Masa pandemi yang bermula pada awal tahun 2020 membuat seluruh dunia, khususnya bagi perusahaan harus fokus melakukan antisipasi agar tidak tergerus pada situasi yang semakin terpuruk. Banyak perusahaan turut serta menerapkan kebijakan Work From Home (WFH) untuk meminimalisir virus Covid-19 yang menyebar dengan cepat. Saat berbagai perusahaan menerapkan metode tersebut, bagaimana dengan keadaan sistem keamanan data yang dimiliki?
Pada Juni, 2020. Salah satu perusahaan besar di bidang industri otomotif menyatakan bahwa sistem keamanan mereka diretas oleh Hacker yang mengatasnamakan dirinya Ekans, atau dikenal sebagai Snake Ransomware. Serangan yang tiba-tiba terjadi ini berdampak tidak hanya pada satu lokasi atau departemen. Hal ini menyebabkan sistem jaringan server mereka tidak dapat di akses oleh pelanggan. Mereka terpaksa melakukan shutdown pada beberapa lokasi produksi, termasuk finansial service operation. Serangan yang di lakukan oleh peretas adalah dengan memanfaatkan malware yang bekerja dengan cara melakukan enkripsi pada data-data yang tersimpan.
Meskipun serangan Snake Ransomware tidak berdampak pada Personal Identifiable Information (PII) pelanggan. Serangan ini berdasarkan kepada data yang di encryption oleh ransomware, namun belum dapat di buktikan atas log pencatatan data exfiltrate yang mungkin saja terjadi sebelum serangan encryption di lancarkan.

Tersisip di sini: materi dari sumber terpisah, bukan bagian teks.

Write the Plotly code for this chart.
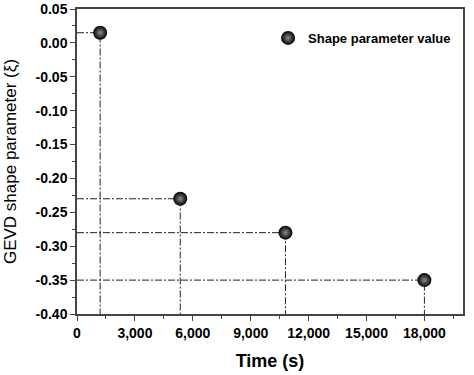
import plotly.graph_objects as go

time_s = [1200, 5350, 10800, 18000]
shape_xi = [0.015, -0.23, -0.28, -0.35]
x_ticks = [0, 3000, 6000, 9000, 12000, 15000, 18000]
x_tick_labels = ["0", "3,000", "6,000", "9,000", "12,000", "15,000", "18,000"]
y_ticks = [0.05, 0.0, -0.05, -0.10, -0.15, -0.20, -0.25, -0.30, -0.35, -0.40]
y_tick_labels = ["0.05", "0.00", "-0.05", "-0.10", "-0.15", "-0.20", "-0.25", "-0.30", "-0.35", "-0.40"]
x_range = [0, 20000]
y_range = [-0.40, 0.05]

FONT = "Liberation Sans, Arial, sans-serif"

fig = go.Figure()

for xv, yv in zip(time_s, shape_xi):
    fig.add_trace(go.Scatter(
        x=[x_range[0], xv, xv], y=[yv, yv, y_range[0]],
        mode="lines", line=dict(color="#222222", width=1, dash="7px,2px,2px,2px"),
        showlegend=False, hoverinfo="skip"))

fig.add_trace(go.Scatter(
    x=time_s, y=shape_xi, mode="markers", name="Shape parameter value",
    marker=dict(size=14, color="black",
                gradient=dict(type="radial", color="#8a8a8a"),
                line=dict(width=0))))

fig.update_layout(
    width=474, height=375,
    margin=dict(l=77, r=11, t=9, b=61),
    paper_bgcolor="white", plot_bgcolor="white",
    font=dict(family=FONT, color="black"),
    showlegend=True,
    legend=dict(x=0.495, y=0.905, xanchor="left", yanchor="middle",
                bgcolor="rgba(0,0,0,0)",
                font=dict(size=13, family=FONT, weight="bold"),
                itemwidth=30),
)

fig.update_xaxes(
    range=x_range, tickvals=x_ticks, ticktext=x_tick_labels, automargin=False,
    showgrid=False, zeroline=False, showline=True, linecolor="#444444", linewidth=1.5,
    mirror=True, ticks="outside", ticklen=5, tickcolor="#444444",
    tickfont=dict(size=14, family=FONT, weight="bold"),
    minor=dict(dtick=1500, tick0=0, ticks="outside", ticklen=3, tickcolor="#444444"),
    title=dict(text="Time (s)", font=dict(size=18, family=FONT, weight="bold")),
)
fig.update_yaxes(
    range=y_range, tickvals=y_ticks, ticktext=y_tick_labels, automargin=False,
    showgrid=False, zeroline=False, showline=True, linecolor="#444444", linewidth=1.5,
    mirror=True, ticks="outside", ticklen=5, tickcolor="#444444",
    tickfont=dict(size=14, family=FONT, weight="bold"),
    minor=dict(dtick=0.025, tick0=0, ticks="outside", ticklen=3, tickcolor="#444444"),
    title=dict(text="GEVD shape parameter (\u03be)", font=dict(size=17, family=FONT)),
)

fig.write_html("out.html", config={"displayModeBar": False},
               post_script="document.body.style.margin='0';")
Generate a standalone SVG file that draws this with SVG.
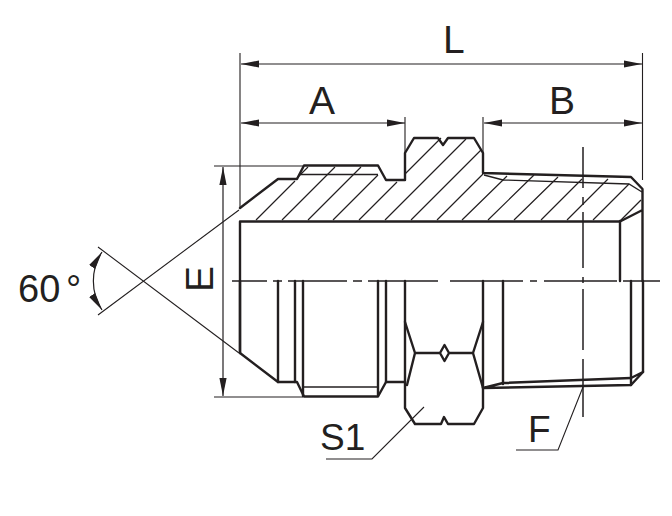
<svg xmlns="http://www.w3.org/2000/svg" width="672" height="516" viewBox="0 0 672 516">
<style>
.o{fill:none;stroke:#231f20;stroke-width:2.4;stroke-linejoin:round;stroke-linecap:round}
.t{fill:none;stroke:#231f20;stroke-width:1.3}
.h{fill:none;stroke:#231f20;stroke-width:1.2}
.d{fill:none;stroke:#231f20;stroke-width:1.1}
.da{fill:none;stroke:#231f20;stroke-width:1.2;marker-start:url(#a);marker-end:url(#a)}
.c{fill:none;stroke:#231f20;stroke-width:1.5}
text{font-family:"Liberation Sans",Arial,sans-serif;fill:#231f20;font-size:39px}
</style>
<defs>
<marker id="a" viewBox="0 0 18 8" refX="18" refY="4" markerWidth="18" markerHeight="8" markerUnits="userSpaceOnUse" orient="auto-start-reverse">
<path d="M0 0.4L18 4L0 7.6Z" fill="#231f20"/>
</marker>
</defs>
<rect width="672" height="516" fill="#fff"/>
<g id="hatch" class="h">
<path d="M256 220L295 181M282 220L335 167M308 220L361 167M333 220L378 175M359 220L397 182M405 174L441 138M385 220L466 139M411 220L481 150M437 220L483 174M462 220L503 180M503 180L507 176M488 220L534 175M514 220L558 177M541 220L582 179M567 220L608 179M593 220L629 184M297 178L308 167"/>
</g>
<g id="body">
<path class="o" d="M240 208L278 179H297L304 165.500H378L386 180H405V153L414 138H438L443 145L448 138H474L483 153V173L631 177L642.500 189V281M642.500 210L620 221.500H240V353L278 382H297L304 396.500H378L386 382H405"/>
<path class="t" d="M300 174.500H378M484 175L503 180L629 184L642 192M620 221L641 200"/>
<path class="o" d="M240 281V353M278 281V382M295 281V382M303 281V396M378 281V395M386 281V382M620 221V281M631 281V385M643 281V372M503 281V384"/>
<path class="o" d="M483 388L503 383L631 378L643 372M483 388L631 385L643 372"/>
<path class="t" d="M303 387H378"/>
</g>
<g id="hex">
<path class="o" d="M405 281V408L415 424H441L444 417L448 424H474L483 408V281"/>
<path class="o" d="M405 322L415 353L407 385M483 322L473 353L483 388M415 353H440L444.500 345L449 353L444.500 361L440 353M449 353H473"/>
</g>
<g id="centerlines" class="c">
<path d="M232 281H267M273 281H282M288 281H347M353 281H362M368 281H438M450 281H523M530 281H537M544 281H617M623 281H660"/>
<path d="M583 147V188M583 197V205M583 212V268M583 277V283M583 289V350M583 359V417"/>
</g>
<g id="connectors">
<path class="d" d="M240 53V208M642.500 53V180M405 117V154M483 117V153"/>
<path class="da" d="M241 64H642"/>
<path class="da" d="M241 123H405"/>
<path class="da" d="M484 123H642"/>
<path class="d" d="M214 166H304M214 397H303"/>
<path class="da" d="M223 167V396"/>
<path class="d" d="M239 210L98 315M239 353L98 247"/>
<path class="da" d="M102 252A53 53 0 0 0 102 310"/>
<path class="d" d="M424 407L372 459H326M583 387L558 450H516"/>
</g>
<g id="labels">
<text x="443" y="53">L</text>
<text x="309" y="114">A</text>
<text x="549" y="114">B</text>
<text x="18" y="302" style="font-size:38px">60 <tspan x="66">°</tspan></text>
<text transform="translate(213 292) rotate(-90)">E</text>
<text x="320" y="450" style="font-size:37px">S1</text>
<text x="528" y="442" style="font-size:37px">F</text>
</g>
</svg>
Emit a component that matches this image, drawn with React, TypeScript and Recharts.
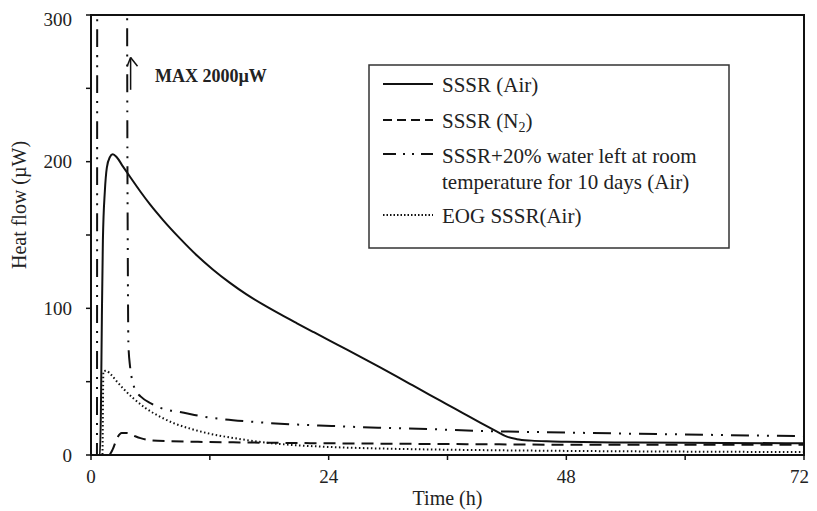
import React from 'react';
import {
  LineChart,
  Line,
  XAxis,
  YAxis,
  Legend,
  ReferenceArea,
  ReferenceLine,
  ReferenceDot
} from 'recharts';

// time (h) / heat flow (µW) pairs
const airTime = [0, 0.9, 1.0, 1.1, 1.2, 1.4, 1.6, 1.9, 2.2, 2.6, 3.2, 3.94, 5, 6, 7.3, 9, 10.7, 12.3, 14, 15.7, 17.4, 19.1, 20.8, 22.5, 24.1, 25.8, 27.5, 29.2, 30.9, 32.5, 34.2, 35.9, 37.6, 39.3, 41, 42, 43, 44.5, 46, 48, 55, 60, 72];
const airFlow = [0, 0, 30, 95, 146, 180, 196, 203, 205, 203, 197, 189.7, 179.5, 170.5, 160, 147.5, 136, 126.5, 117.5, 109.5, 102.5, 96, 89.8, 83.7, 78, 72, 65.9, 59.7, 53.4, 47.4, 41, 34.7, 28.4, 22.1, 16, 12.5, 10.8, 9.8, 9.3, 9, 8.5, 8.3, 8];

const n2Time = [0, 1.8, 2.2, 2.6, 3.1, 3.6, 4.2, 5, 6.1, 8, 10.8, 15, 20, 30, 40, 48, 60, 72];
const n2Flow = [0, 0, 4, 11, 15, 15, 13.5, 11.5, 10, 9.4, 9, 8.6, 8.2, 7.7, 7.3, 7, 7, 7];

const waterTime = [0, 0.6, 0.7, 3.55, 3.65, 3.72, 3.78, 3.95, 4.2, 4.5, 5, 6.1, 7.5, 8.8, 11.5, 16.2, 20, 24.3, 29, 34, 40, 48, 55, 60, 72];
const waterFlow = [0, 0, 2000, 2000, 300, 130, 75, 60, 50, 44, 40, 35, 31, 29.5, 26, 22.7, 21, 19.8, 18.6, 17.7, 16.3, 15.3, 14.5, 14, 12.8];

const eogTime = [0, 1.15, 1.25, 1.5, 2, 2.5, 3.4, 4.3, 5.5, 7, 8.5, 10, 12, 14, 17, 18, 20, 24, 30, 40, 48, 60, 72];
const eogFlow = [0, 0, 57, 57.5, 55, 51, 44.3, 38.5, 32, 26, 21.3, 18, 14.5, 12, 9, 8.2, 7, 5.5, 4.3, 3.3, 2.8, 2.3, 2];

const xTicks = [0, 12, 24, 36, 48, 60, 72];
const yTicks = [0, 50, 100, 150, 200, 250, 300];

const toPoints = (t: number[], v: number[]) => t.map((x, i) => ({ t: x, v: v[i] }));

const FONT = '"Liberation Serif", "Times New Roman", serif';
const INK = '#111';

const LegendBox = () => (
  <svg width={362} height={185} style={{ display: 'block' }}>
    <rect x={1} y={1} width={360} height={183} fill="#fff" stroke="#333" strokeWidth={1.5} />
    <g stroke={INK} strokeWidth={2}>
      <line x1={15} x2={65} y1={20} y2={20} />
      <line x1={15} x2={65} y1={56} y2={56} strokeDasharray="9 5" />
      <line x1={15} x2={65} y1={90} y2={90} strokeDasharray="13 7 2 7 2 7 13" />
      <line x1={15} x2={65} y1={151} y2={151} strokeDasharray="1.5 2" />
    </g>
    <g fontFamily={FONT} fontSize={21} fill="#222">
      <text x={74} y={28}>SSSR (Air)</text>
      <text x={74} y={64}>
        SSSR (N<tspan dy={4} fontSize={14}>2</tspan><tspan dy={-4}>)</tspan>
      </text>
      <text x={74} y={99}>SSSR+20% water left at room</text>
      <text x={74} y={125}>temperature for 10 days (Air)</text>
      <text x={74} y={159}>EOG SSSR(Air)</text>
    </g>
  </svg>
);

export default function App() {
  return (
    <LineChart
      width={801}
      height={503}
      margin={{ top: 7, right: 5, left: 23, bottom: 16 }}
      style={{ background: '#fff' }}
    >
      <XAxis
        dataKey="t"
        type="number"
        domain={[0, 72]}
        ticks={xTicks}
        tickFormatter={(v: number) => (v % 24 === 0 ? String(v) : '')}
        height={40}
        tickSize={5}
        tickMargin={10}
        axisLine={{ stroke: INK, strokeWidth: 2 }}
        tickLine={{ stroke: INK, strokeWidth: 1.5 }}
        tick={{ fontFamily: FONT, fontSize: 19, fill: '#222' }}
        allowDataOverflow
        label={({ viewBox }: any) => (
          <text
            x={viewBox.x + viewBox.width / 2}
            y={viewBox.y + 50}
            textAnchor="middle"
            fontFamily={FONT}
            fontSize={20}
            fill="#222"
          >
            Time (h)
          </text>
        )}
      />
      <YAxis
        type="number"
        domain={[0, 300]}
        ticks={yTicks}
        tickFormatter={(v: number) => (v % 100 === 0 ? String(v) : '')}
        width={60}
        tickSize={5}
        tickMargin={14}
        axisLine={{ stroke: INK, strokeWidth: 2 }}
        tickLine={{ stroke: INK, strokeWidth: 1.5 }}
        tick={{ fontFamily: FONT, fontSize: 19, fill: '#222' }}
        allowDataOverflow
        label={({ viewBox }: any) => {
          const cx = viewBox.x - 12;
          const cy = viewBox.y + viewBox.height / 2 - 30;
          return (
            <text
              x={cx}
              y={cy}
              transform={`rotate(-90 ${cx} ${cy})`}
              textAnchor="middle"
              dominantBaseline="central"
              fontFamily={FONT}
              fontSize={20}
              fill="#222"
            >
              Heat flow (µW)
            </text>
          );
        }}
      />
      <ReferenceArea x1={0} x2={72} y1={0} y2={300} fill="none" stroke={INK} strokeWidth={2} />
      <Line
        data={toPoints(airTime, airFlow)}
        dataKey="v"
        type="monotone"
        stroke={INK}
        strokeWidth={2}
        dot={false}
        isAnimationActive={false}
      />
      <Line
        data={toPoints(n2Time, n2Flow)}
        dataKey="v"
        type="monotone"
        stroke={INK}
        strokeWidth={2}
        strokeDasharray="12 7"
        dot={false}
        isAnimationActive={false}
      />
      <Line
        data={toPoints(waterTime, waterFlow)}
        dataKey="v"
        type="monotone"
        stroke={INK}
        strokeWidth={2}
        strokeDasharray="18 8 2 8 2 8"
        dot={false}
        isAnimationActive={false}
      />
      <Line
        data={toPoints(eogTime, eogFlow)}
        dataKey="v"
        type="monotone"
        stroke={INK}
        strokeWidth={2}
        strokeDasharray="1.5 2.5"
        dot={false}
        isAnimationActive={false}
      />
      <ReferenceLine segment={[{ x: 4.0, y: 249 }, { x: 4.0, y: 271 }]} stroke={INK} strokeWidth={1.5} />
      <ReferenceLine segment={[{ x: 4.0, y: 271 }, { x: 3.65, y: 265 }]} stroke={INK} strokeWidth={1.5} />
      <ReferenceLine segment={[{ x: 4.0, y: 271 }, { x: 4.7, y: 265 }]} stroke={INK} strokeWidth={1.5} />
      <ReferenceDot
        x={6.46}
        y={254}
        r={0}
        fill="none"
        stroke="none"
        label={({ viewBox }: any) => (
          <text x={viewBox.x} y={viewBox.y} fontFamily={FONT} fontSize={18} fontWeight="bold" fill="#222">
            MAX 2000µW
          </text>
        )}
      />
      <Legend
        layout="vertical"
        align="center"
        verticalAlign="middle"
        wrapperStyle={{ top: 56, left: 360, width: 362, height: 185 }}
        content={() => <LegendBox />}
      />
    </LineChart>
  );
}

Serangan yang terjadi bulan lalu, bukan pertama kalinya. Pada Juli 2019 Unsecured ElasticSearch database di cloud yang berisi 300.000 record data karyawan mereka di seluruh dunia, termasuk CEO nya sendiri. Serangan juga mengarah pada informasi mengenai perangkat komputer jaringan internal. Ditemukan sebuah table database yang bernama “uncontrolledmachines” yang berisi mesin perangkat komputer, di dalamnya tidak terdapat software security apapun yang terinstall. Pada tahun lalu, serangan terjadi karena adanya misconfiguration pada tata kelola di Cloud. Tentunya berbeda dengan serangan pada tahun ini yang disebabkan oleh Snake Ransomware.